Court's Reasoning on Revocation of Acceptance
In addressing the claim for revocation of acceptance, the court noted that the invalidity of the disclaimer did not automatically allow the claim to survive. The court pointed out that Bluewater had failed to provide an explanation for the significant twenty-month delay in seeking revocation of the acceptance of the vessel. Additionally, the court observed that Bluewater did not demonstrate that legal remedies available to them were inadequate, which is a prerequisite for equitable relief such as rescission. The court referenced established case law indicating that equitable remedies like rescission could only be granted when there is no adequate remedy at law. As a result, the court concluded that Bluewater's lack of justification for the delay and failure to show inadequacy of legal remedies warranted the dismissal of Count IV. This ruling underscored the necessity for plaintiffs to timely act and substantiate claims for revocation with clear evidence.
Court's Reasoning on Fraud in the Inducement and Negligent Misrepresentation
The court next tackled the claims for fraud in the inducement and negligent misrepresentation, noting that a crucial aspect of these claims is the reasonableness of the plaintiff's reliance on alleged misrepresentations. Willmar contended that such reliance was unreasonable since the contract contained a merger clause explicitly stating that no representations outside the contract had been made. The court acknowledged that while claims of fraud and breach of contract are indeed separate, reliance on representations not included in the written contract could be deemed unreasonable.
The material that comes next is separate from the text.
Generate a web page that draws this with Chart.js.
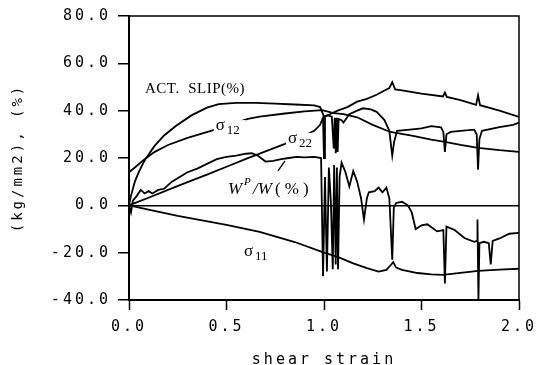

The court referred to case law indicating that reliance on prior misrepresentations could be negated by a clear merger clause in the contract. Given the presence of this clause in the Sales Contract, the court concluded that any reliance by Bluewater on Willmar's alleged misrepresentations was unjustifiable as a matter of law. Consequently, the court dismissed Counts V and VI, affirming the legal principle that contractual terms can limit reliance on prior representations.
Court's Reasoning on Limitation of Damages
Finally, the court addressed the limitation of damages provision in the Sales Contract, which sought to restrict Bluewater's potential recovery for damages. Willmar argued that this provision effectively barred any claims for incidental and consequential damages. The court acknowledged that, under Florida law, limitations on consequential damages are generally permissible unless deemed unconscionable. Notably, the court observed that the statute does not impose a requirement for the limitation of damages clause to be conspicuous, unlike the disclaimers of implied warranties. Since the limitation clause was not statutorily required to be conspicuous, the court determined that it remained valid and enforceable. As a result, the court ruled that Bluewater could not recover incidental or consequential damages precluded by this limitation of damages provision. This conclusion reinforced the enforceability of contractual terms that appropriately limit the scope of potential damages in commercial transactions.